His casual attitude to risk management infuriated me. When I could not make him respond to my boundaries, I took my show on the road and barricaded myself in my room and (metaphorically) barred the door. Sadly, as a mom my fortress of solitude was automatically compromised.


I could avoid my husband, but I could not deny my children night hugs and kisses.


On one particularly enraging occasion after saying goodnight to the kids my hubby was getting ready for the night shift.


Earlier in the day he had again complained about chills and a scratchy throat, while casually recalling a slew of workplace absences in relation to his coworkers. I asked that he be cautious about coming near me until after he had a negative COVID test. He, not-so-politely refused to test.


Protocols reached a stalemate in our home that day. I asked that he either isolate or mask up, he declined stating his freedom in his own home.


Two days later he was sick and off work, and two days after I was positive.


Douche bag, thy name is husband.


Not only was I sick with the Vid but I was also li-vid. I sat in my bed in a nest of anger for a full week in COVID enduced discomfort, my lungs burning with infection and indignant rage.


Though I didn't require hospitalization, I did get pretty sick.


In a twist of fate, just two days prior to falling symptomatically ill, I had a final barrage of cardiac imaging for my pre-transplant accessment.


My images were notably good showing no concerns.

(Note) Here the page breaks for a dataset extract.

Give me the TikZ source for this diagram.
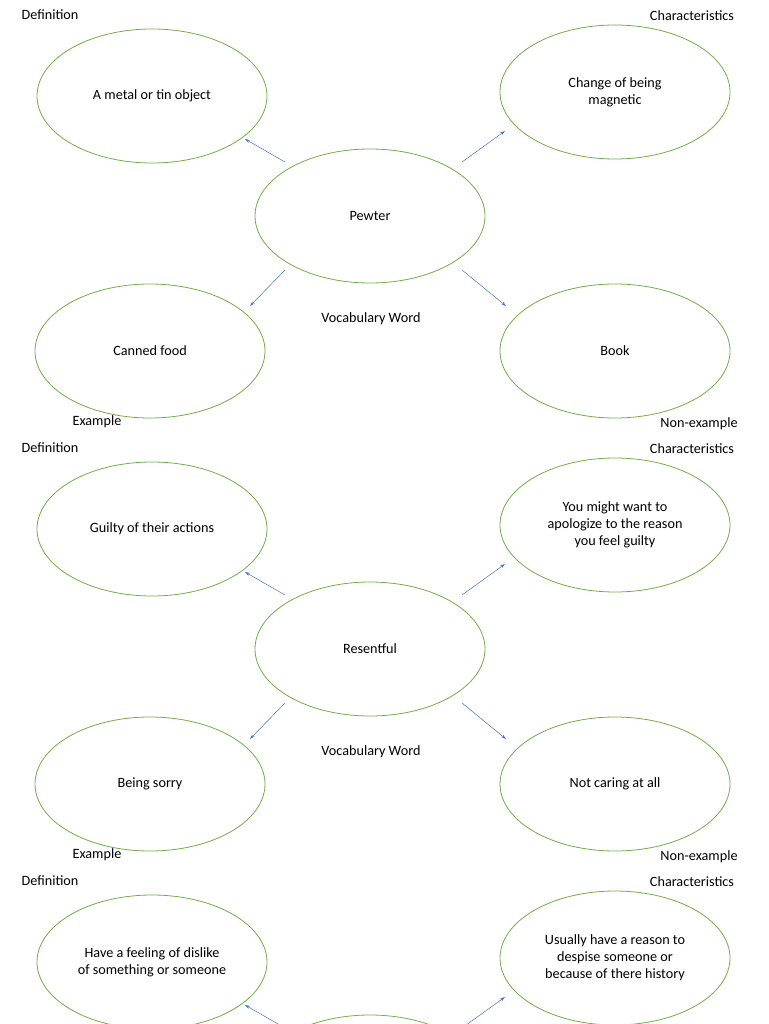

Flashforward to two weeks post COVID. My chest still felt tight. I still felt like I had fluid in my chest. Something wasn't right. To the hospital I went. After hours of waiting, I was sent for a full array of chest x-rays.


My results shocked me.


My heart was enlarged. It showed signs of rewed congestion. Heart failure had begun again.


Devastation overwhelmed me. Just two weeks prior I had been cleared by my transplant clinic cardiologist; my heart was in excellent shape.

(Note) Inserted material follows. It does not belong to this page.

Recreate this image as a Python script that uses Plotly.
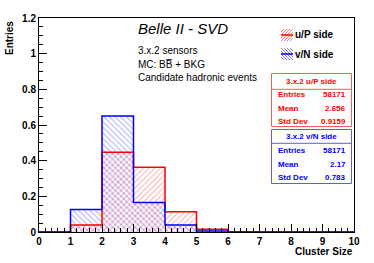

Now I was a victim of what the ER doc identified as Long-COVID. For 2-3 months simple tasks left me breathless. I couldn't walk more then a few steps without needing a break.

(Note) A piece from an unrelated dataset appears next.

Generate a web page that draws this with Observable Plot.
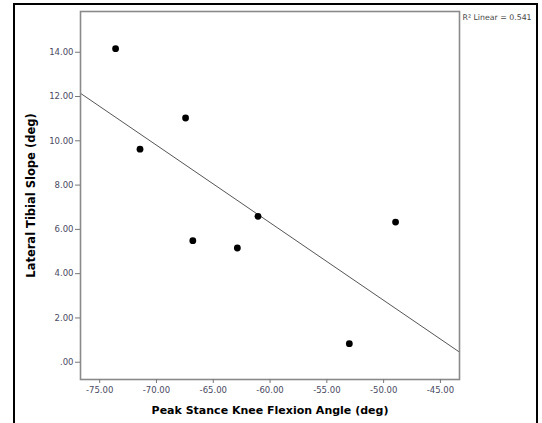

I felt disgusting. I felt dispair.


Convinced I was going to be permently disqualified for a kidney transplant, I began to feel myself teeter on the edge of depression.


In response to my looming depression, I worked hard. I worked at decluttering my space, worked at my mental health, worked at communicating with my husband.


My husband for his part, recognized his role in my precarity. Despite not fully believing in the rhetoric, he agreed to masking when I requested moving forward.


A year later updated chest images reveal my heart to be normal sized again. The congestion has mostly resolved and I'm cleared for transplant.


The hubby and I have a truce and he's become more educated on the need to guard my lowered immunity.


It hasn't been easy or without growing pains- but we're still working and growing together.